How To Make Homemade Butter With A Mixer
To make your own butter using a stand mixer or hand-held mixer, measure out the heavy cream into a large mixing bowl or the bowl of your stand mixer. You want your bowl to be on the larger side so that your cream has room to really move around. And I’ll say that it’s not worth making butter this way unless you start with at least 2 cups of cream. Once that cream is in the bowl, beat it on low until the cream starts to thicken.
Increase the mixing speed to high and beat until stiff peaks form and it’s looking like whipped cream. Continue to whip past this point. It may seem like it’s taking a long time, but don’t worry. After another 3-5 minutes, liquid will start to appear in the bottom of the bowl as the fat separates and becomes butter.
Keep going and you’ll see that even more liquid appears. Once there’s quite a bit of liquid in the bottom, clump the solids together and then knead and squeeze them well to remove as much of that buttermilk liquid as you can. You can skip ahead to adding the salt and then eating the butter immediately, if you’d like. But if you want your butter to keep for longer, proceed with the next steps to remove more liquid.
Removing more liquid helps the butter to stay good for longer. So, if you’re hoping for your butter to keep for the next few days or longer, I urge you to not skip the next two liquid-removing steps:
Remove more liquid by putting the butter solids into a fine mesh sieve or cheesecloth and push to squeeze out more liquid. Discard the liquid or retain for another use. After that, you can do another liquid-removing step:
Remove even more liquid by adding the butter to a bowl of ice water and kneading it and squeezing, rinsing out more of the liquid. Rinse until the water around the butter is clear, so you may need to refresh the ice water a couple times for best results. Note that the reason you’re using ice water is so that the butter fat doesn’t melt into the water. You want to retain as much of that fat as possible, while rinsing out as much liquid as possible.
Whether you’ve rinsed the butter using the extra steps above to preserve it longer or not, next you knead in the salt, if desired. I suggest adding a small amount of salt, kneading it in, and then tasting it before you add more. It’s amazing how quickly butter can become overly salty. Once it has the saltiness you like, you can eat it immediately or chill it for a bit first before serving.

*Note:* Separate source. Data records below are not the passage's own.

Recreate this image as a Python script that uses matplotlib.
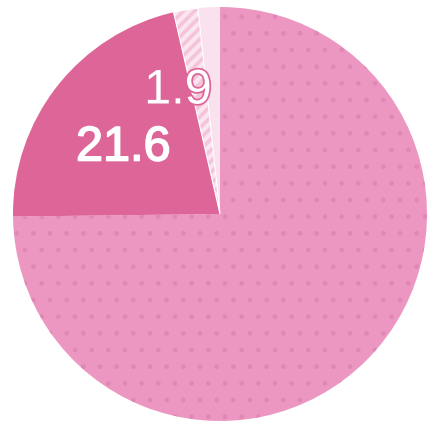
import matplotlib
matplotlib.use("Agg")
import matplotlib.pyplot as plt
import matplotlib.patheffects as pe
from matplotlib.patches import Wedge

values = [74.8, 21.6, 1.9, 1.7]
labels = ["", "21.6", "1.9", ""]
colors = ["#EC97C1", "#DE6598", "#F4C4DA", "#F9E1ED"]
hatch_colors = ["#E187B5", None, "#FBE6F0", None]
hatches = [".", None, "///", None]
hatch_lws = [1.0, None, 3.0, None]

W, H = 428, 425
fig = plt.figure(figsize=(W / 100, H / 100), dpi=100)
ax = fig.add_axes([0, 0, 1, 1])
ax.set_aspect("equal")
ax.axis("off")

center = (220, H - 214)
radius = 207

wedges, _ = ax.pie(values, colors=colors, startangle=90, counterclock=False,
                   center=center, radius=radius, frame=True,
                   wedgeprops=dict(linewidth=0))
for w, hc, h, hl in zip(wedges, hatch_colors, hatches, hatch_lws):
    if h is None:
        continue
    with plt.rc_context({"hatch.linewidth": hl}):
        hw = Wedge(w.center, w.r, w.theta1, w.theta2, facecolor="none",
                   edgecolor=hc, linewidth=0, hatch=h)
    ax.add_patch(hw)
# thin white separator around the hatched slice
for w in wedges[2:3]:
    ax.add_patch(Wedge(w.center, w.r, w.theta1, w.theta2, facecolor="none",
                       edgecolor="white", linewidth=0.8))

ax.set_xlim(0, W)
ax.set_ylim(0, H)

ax.text(123.5, H - 148, labels[1], color="white", fontsize=35,
        family="Liberation Sans", ha="center", va="center",
        path_effects=[pe.Stroke(linewidth=1.2, foreground="white"), pe.Normal()])
ax.text(178, H - 91, labels[2], color="white", fontsize=35,
        family="Liberation Sans", ha="center", va="center",
        path_effects=[pe.Stroke(linewidth=2.5, foreground="#DE6598"), pe.Normal()])

fig.savefig("out.png", dpi=100)
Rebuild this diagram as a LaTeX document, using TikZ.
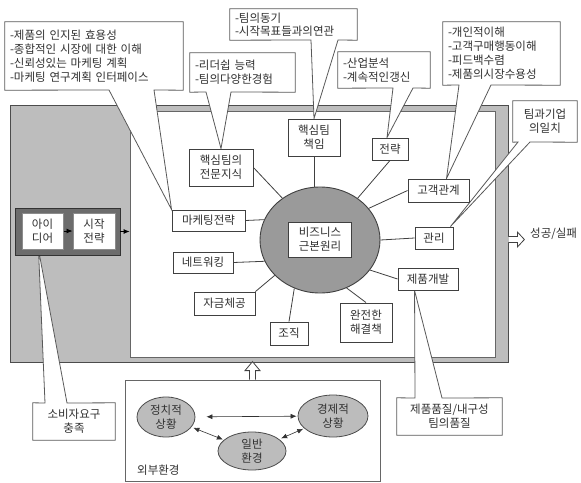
\documentclass[tikz,border=0pt]{standalone}
\usepackage{fontspec}
\setmainfont[WordSpace=1.8]{Noto Sans CJK KR}
\usetikzlibrary{arrows.meta,calc,shapes.geometric}
\definecolor{txt}{HTML}{303030}
\definecolor{edge}{HTML}{404040}
\definecolor{outergray}{HTML}{BDBDBD}
\definecolor{darkbox}{HTML}{6C6C6C}
\definecolor{coregray}{HTML}{9A9A9A}
\definecolor{envgray}{HTML}{BCBCBC}
\pgfdeclarelayer{back}
\pgfdeclarelayer{mid}
\pgfsetlayers{back,mid,main}
\begin{document}
\begin{tikzpicture}[x=1pt,y=-1pt,
  every node/.style={font=\fontsize{11.5}{14}\selectfont, text=txt},
  nbox/.style={draw=edge, line width=0.9pt, fill=white, align=center, inner sep=0pt},
  ibox/.style={draw=black!45, line width=1pt, fill=white, align=center, inner sep=0pt, minimum height=36pt},
  ctext/.style={inner xsep=5pt, inner ysep=0pt, align=left},
  ctextc/.style={inner sep=0pt, align=center},
  cline/.style={draw=black!65, line width=0.8pt, fill=white, line join=miter},
  link/.style={draw=edge, line width=0.8pt},
  envell/.style={ellipse, draw=black!70, line width=0.8pt, fill=envgray, inner sep=0pt, align=center},
  dblarrow/.style={draw=black!80, line width=0.6pt, {Latex[length=6pt,width=5pt]}-{Latex[length=6pt,width=5pt]}},
  hollowshape/.style={draw=black!75, line width=0.8pt, fill=white, line join=miter},
  smallarrow/.style={draw=black, line width=0.8pt, -{Latex[length=6pt,width=5pt]}}
]
\useasboundingbox (0,0) rectangle (581,482);

% frames
\begin{pgfonlayer}{back}
\node[draw=black!70, line width=0.8pt, fill=outergray, inner sep=0pt, minimum width=498pt, minimum height=257pt] (outer) at (259,233.5) {};
\node[draw=black!60, line width=0.8pt, fill=white, inner sep=0pt, minimum width=365pt, minimum height=246pt] (inner) at (312.5,234) {};
\node[draw=black!60, line width=0.8pt, fill=white, inner sep=0pt, minimum width=255pt, minimum height=101pt] (ext) at (252.5,430.5) {};
\end{pgfonlayer}

% start block
\node[draw=black!80, line width=0.8pt, fill=darkbox, inner sep=0pt, minimum width=105pt, minimum height=47pt] (start) at (67.5,231.5) {};
\node[ibox, minimum width=41pt] (idea) at (42.5,231) {아이\\디어};
\node[ibox, minimum width=42pt] (begin) at (94,231) {시작\\전략};
\draw[smallarrow] (idea) -- (begin);
\draw[smallarrow] (start.east) -- (start.east -| inner.west);

% central ellipse
\node[ellipse, draw=edge, line width=0.9pt, fill=coregray, minimum width=120pt, minimum height=106pt, inner sep=0pt] (ell) at (320,240) {};
\node[nbox, minimum width=63pt, minimum height=35pt] (core) at (320,239.5) {비즈니스\\근본원리};

% surrounding nodes
\node[nbox, minimum width=52pt, minimum height=37pt] (resp) at (314,137.5) {핵심팀\\책임};
\node[nbox, minimum width=36pt, minimum height=22pt] (strat) at (390,149) {전략};
\node[nbox, minimum width=61pt, minimum height=23pt] (cust) at (438.5,190.5) {고객관계};
\node[nbox, minimum width=38pt, minimum height=22pt] (mgmt) at (434,238) {관리};
\node[nbox, minimum width=60pt, minimum height=22pt] (dev) at (428,279) {제품개발};
\node[nbox, minimum width=52pt, minimum height=39pt] (sol) at (366,322.5) {완전한\\해결책};
\node[nbox, minimum width=38pt, minimum height=23pt] (org) at (289,333.5) {조직};
\node[nbox, minimum width=61pt, minimum height=23pt] (fund) at (224.5,303.5) {자금체공};
\node[nbox, minimum width=60pt, minimum height=21pt] (net) at (203,262.5) {네트워킹};
\node[nbox, minimum width=73pt, minimum height=21pt] (mkt) at (208.5,220.5) {마케팅전략};
\node[nbox, minimum width=64pt, minimum height=37pt] (exp) at (221,167.5) {핵심팀의\\전문지식};

% connectors
\begin{pgfonlayer}{mid}
\draw[link] (resp.south) -- (resp.south |- ell.north);
\draw[link] (strat.south) -- (ell.48);
\draw[link] (cust.west) -- (ell.33);
\draw[link] (mgmt.west) -- (ell.east);
\draw[link] (dev.west) -- (ell.-31);
\draw[link] (sol.north) -- (ell.-61);
\draw[link] (org.north) -- (ell.-118);
\draw[link] (fund.north east) -- (ell.218);
\draw[link] (net.east) -- (ell.201);
\draw[link] (mkt.east) -- (ell.160);
\draw[link] (exp.east) -- (ell.132);
\end{pgfonlayer}

% outputs
\node[anchor=west, inner sep=0pt] (succ) at (530,234) {성공/실패};
\draw[hollowshape] ([yshift=-3pt]outer.east) -- ++(9,0) -- ++(0,-4.5) -- ++(7,7.5) -- ++(-7,7.5) -- ++(0,-4.5) -- ++(-9,0);
\draw[hollowshape] ([xshift=-3pt]ext.north) -- ++(0,-9) -- ++(-4.5,0) -- ++(7.5,-9) -- ++(7.5,9) -- ++(-4.5,0) -- ++(0,9);

% external environment
\node[envell, minimum width=58pt, minimum height=40pt] (pol) at (166,417) {정치적\\상황};
\node[envell, minimum width=68pt, minimum height=38pt] (gen) at (252,451) {일반\\환경};
\node[envell, minimum width=70pt, minimum height=42pt] (eco) at (333,416) {경제적\\상황};
\node[anchor=west, inner sep=0pt] (envlabel) at (137,470) {외부환경};
\draw[dblarrow, shorten <=11pt, shorten >=1pt] (pol) -- (eco);
\draw[dblarrow, shorten <=2pt, shorten >=1pt] (pol) -- (gen);
\draw[dblarrow, shorten <=2pt, shorten >=1pt] (gen) -- (eco);

% callouts: text nodes
\node[ctext, text width=168pt, minimum height=68pt] (cA) at (94,56) {-제품의 인지된 효용성\\-종합적인 시장에 대한 이해\\-신뢰성있는 마케팅 계획\\-마케팅 연구계획 인터페이스};
\node[ctext, text width=95pt, minimum height=39pt] (cB) at (242.5,72.5) {-리더쉽 능력\\-팀의다양한경험};
\node[ctext, text width=117pt, minimum height=31pt, font=\fontsize{11.5}{12.5}\selectfont] (cC) at (293.5,24.5) {-팀의동기\\-시작목표들과의연관};
\node[ctext, text width=82pt, minimum height=36pt] (cD) at (384,70) {-산업분석\\-계속적인갱신};
\node[ctext, text width=107pt, minimum height=63pt] (cE) at (501.5,53.5) {-개인적이해\\-고객구매행동이해\\-피드백수렴\\-제품의시장수용성};
\node[ctextc, minimum width=64pt, minimum height=41pt] (cF) at (545,121.5) {팀과기업\\의일치};
\node[ctextc, minimum width=105pt, minimum height=37pt] (cG) at (449.5,416.5) {제품품질/내구성\\팀의품질};
\node[ctextc, minimum width=82pt, minimum height=37pt] (cH) at (74,421.5) {소비자요구\\충족};

% callout tails
\coordinate (bA1) at (109,90);  \coordinate (bA2) at (154,90);
\coordinate (bB1) at (206,92);  \coordinate (bB2) at (231,92);
\coordinate (bC1) at (311,40);  \coordinate (bC2) at (338,40);
\coordinate (bD1) at (393,88);  \coordinate (bD2) at (413,88);
\coordinate (bE1) at (459,85);  \coordinate (bE2) at (491,85);
\coordinate (bF1) at (518,142); \coordinate (bF2) at (530,142);
\coordinate (bG1) at (415,398); \coordinate (bG2) at (442,398);
\coordinate (bH1) at (45,403);  \coordinate (bH2) at (67,403);

\begin{pgfonlayer}{mid}
\draw[cline] (cA.south west) -- (bA1) -- (mkt.north west) -- (bA2) -- (cA.south east) -- (cA.north east) -- (cA.north west) -- cycle;
\draw[cline] (cB.south west) -- (bB1) -- (exp.north) -- (bB2) -- (cB.south east) -- (cB.north east) -- (cB.north west) -- cycle;
\draw[cline] (cC.south west) -- (bC1) -- (resp.north) -- (bC2) -- (cC.south east) -- (cC.north east) -- (cC.north west) -- cycle;
\draw[cline] (cD.south west) -- (bD1) -- ($(strat.north)+(-3,0)$) -- (bD2) -- (cD.south east) -- (cD.north east) -- (cD.north west) -- cycle;
\draw[cline] (cE.south west) -- (bE1) -- ($(cust.north)+(8,0)$) -- (bE2) -- (cE.south east) -- (cE.north east) -- (cE.north west) -- cycle;
\draw[cline] (cF.south west) -- (bF1) -- ($(mgmt.north east)+(-3,0)$) -- (bF2) -- (cF.south east) -- (cF.north east) -- (cF.north west) -- cycle;
\draw[cline] (cG.north west) -- (bG1) -- ($(dev.south west)+(17,0)$) -- (bG2) -- (cG.north east) -- (cG.south east) -- (cG.south west) -- cycle;
\draw[cline] (cH.north west) -- (bH1) -- ($(idea.south)+(-4,0)$) -- (bH2) -- (cH.north east) -- (cH.south east) -- (cH.south west) -- cycle;
\end{pgfonlayer}
\end{tikzpicture}
\end{document}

If you removed a lot of the liquid, you can instead shape the butter however you’d like and then store it in a sealed container in the refrigerator for two weeks. If it starts to have a sour smell, it’s gone bad. You can also freeze homemade butter if you’re making more than you need immediately. It will keep in the freezer for 2 months.
Do I Need To Store Homemade Butter In The Fridge?

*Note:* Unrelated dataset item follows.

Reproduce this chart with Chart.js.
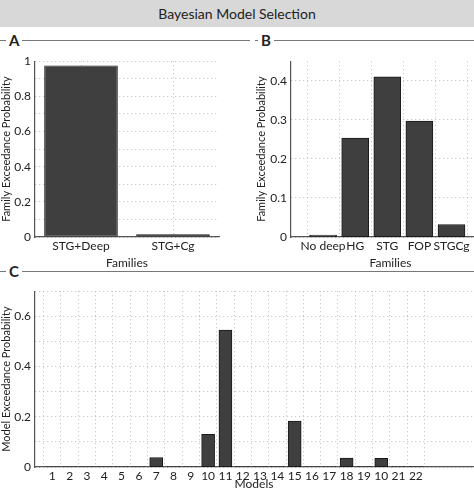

If you’ve added salt, technically no, it can be left out in a butter dish on the counter instead of refrigerating. But if your house regularly gets warmer than 75°F, or if you didn’t thoroughly rinse the buttermilk out of the butter solids, it’s going to spoil quickly. So, my recommendation is to be on the safe side and always store it in the fridge. That’s what I do with mine. Then just take it out 30 minutes before serving and it will become spreadable.

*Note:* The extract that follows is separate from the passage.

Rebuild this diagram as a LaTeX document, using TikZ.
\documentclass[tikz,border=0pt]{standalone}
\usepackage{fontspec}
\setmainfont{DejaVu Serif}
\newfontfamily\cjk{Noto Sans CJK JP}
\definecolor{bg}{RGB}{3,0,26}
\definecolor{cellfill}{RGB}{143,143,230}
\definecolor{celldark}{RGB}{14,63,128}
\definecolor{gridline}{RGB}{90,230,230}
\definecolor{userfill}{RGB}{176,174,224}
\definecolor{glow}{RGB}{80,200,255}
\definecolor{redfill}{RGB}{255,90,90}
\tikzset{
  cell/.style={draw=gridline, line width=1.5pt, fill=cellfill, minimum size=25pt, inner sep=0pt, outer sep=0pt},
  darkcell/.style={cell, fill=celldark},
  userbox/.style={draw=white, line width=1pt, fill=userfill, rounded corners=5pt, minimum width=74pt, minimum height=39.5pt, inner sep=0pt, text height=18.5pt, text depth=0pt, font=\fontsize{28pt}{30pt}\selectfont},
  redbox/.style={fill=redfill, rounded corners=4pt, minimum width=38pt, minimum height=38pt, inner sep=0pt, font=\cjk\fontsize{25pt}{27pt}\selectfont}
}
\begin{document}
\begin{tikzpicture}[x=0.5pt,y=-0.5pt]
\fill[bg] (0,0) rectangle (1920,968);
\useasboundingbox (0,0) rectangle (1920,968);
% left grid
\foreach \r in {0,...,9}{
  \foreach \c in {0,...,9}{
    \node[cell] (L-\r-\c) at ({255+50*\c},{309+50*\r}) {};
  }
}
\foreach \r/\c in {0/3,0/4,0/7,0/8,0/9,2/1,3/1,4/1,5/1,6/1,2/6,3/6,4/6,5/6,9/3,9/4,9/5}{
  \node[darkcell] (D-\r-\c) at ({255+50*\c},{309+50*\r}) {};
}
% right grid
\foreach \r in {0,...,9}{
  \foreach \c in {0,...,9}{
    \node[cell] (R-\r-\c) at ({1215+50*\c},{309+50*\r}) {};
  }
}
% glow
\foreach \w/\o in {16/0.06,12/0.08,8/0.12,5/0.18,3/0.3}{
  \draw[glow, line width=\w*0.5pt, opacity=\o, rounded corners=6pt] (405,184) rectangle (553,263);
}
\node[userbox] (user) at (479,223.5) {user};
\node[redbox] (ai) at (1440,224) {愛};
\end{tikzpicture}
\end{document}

What Do I Do With The Leftover Liquid?
The liquid by-product of making butter is buttermilk. But it’s not the same as buttermilk purchased from the store. This is because we’re starting with pasteurized cream which does not contain the pro-biotics of cultured buttermilk.
If you want the tang and thickness of the buttermilk you’re used to, you need to add live cultures to it to ferment it. You could add lemon juice or vinegar for the tang, however this still won’t create true buttermilk. But you can still use this leftover liquid in your cooking. Try using it in your pancakes or waffles!
Flavoring Homemade Butter
In my butter recipe, I’ve only called for salt to be added for flavor. But you can absolutely turn this into an amazing compound butter as well, like my Steak Butter with fresh herbs or my amazing Garlic Butter recipe.
Try adding sea salt and fresh cracked pepper, herbs such as rosemary or thyme, or even citrus zest. You could even go in a sweet direction, similar to my Spiced Pumpkin Butter Spread, by adding cinnamon and sugar.
Podcast Episode About Making Homemade Butter
Listen to me explain briefly about how to make this butter, along with some other great tips, by clicking the play button below:
Listen to more Recipe of the Day episodes here.
PrintHomemade Butter Recipe
- Prep Time: 10 minutes
- Cook Time: 0 minutes
- Total Time: 10 minutes
- Yield: 16 servings 1x
- Category: Side Dish
- Method: Mix
- Cuisine: American
Ingredients
- 2 cups heavy cream
- 1/4 to 1/2 tsp. salt (optional)
Instructions
- Measure cream into a large bowl. Using a hand mixer with egg beaters or a stand mixer (with paddle attachment), beat on low until it starts to thicken.
- Increase speed to high and beat until stiff peaks form, like whipped cream. Continue to whip. After another 3-5 minutes, liquid will start to appear in the bottom of the bowl. Keep going until there’s liquid separated from solid butter.
- Clump the solids together and knead and squeeze well to remove as much liquid as possible.
- Put the solids into a fine mesh sieve or cheesecloth and push to squeeze out more. Discard the liquid or retain for another use.
- Fill a large bowl with ice cold water and then knead and squeeze the butter in the cold water it, rinsing out more of the liquid.
- Remove butter from water and pat dry. Knead in the salt, if desired. Shape and store in a sealed container in the refrigerator for 2 weeks.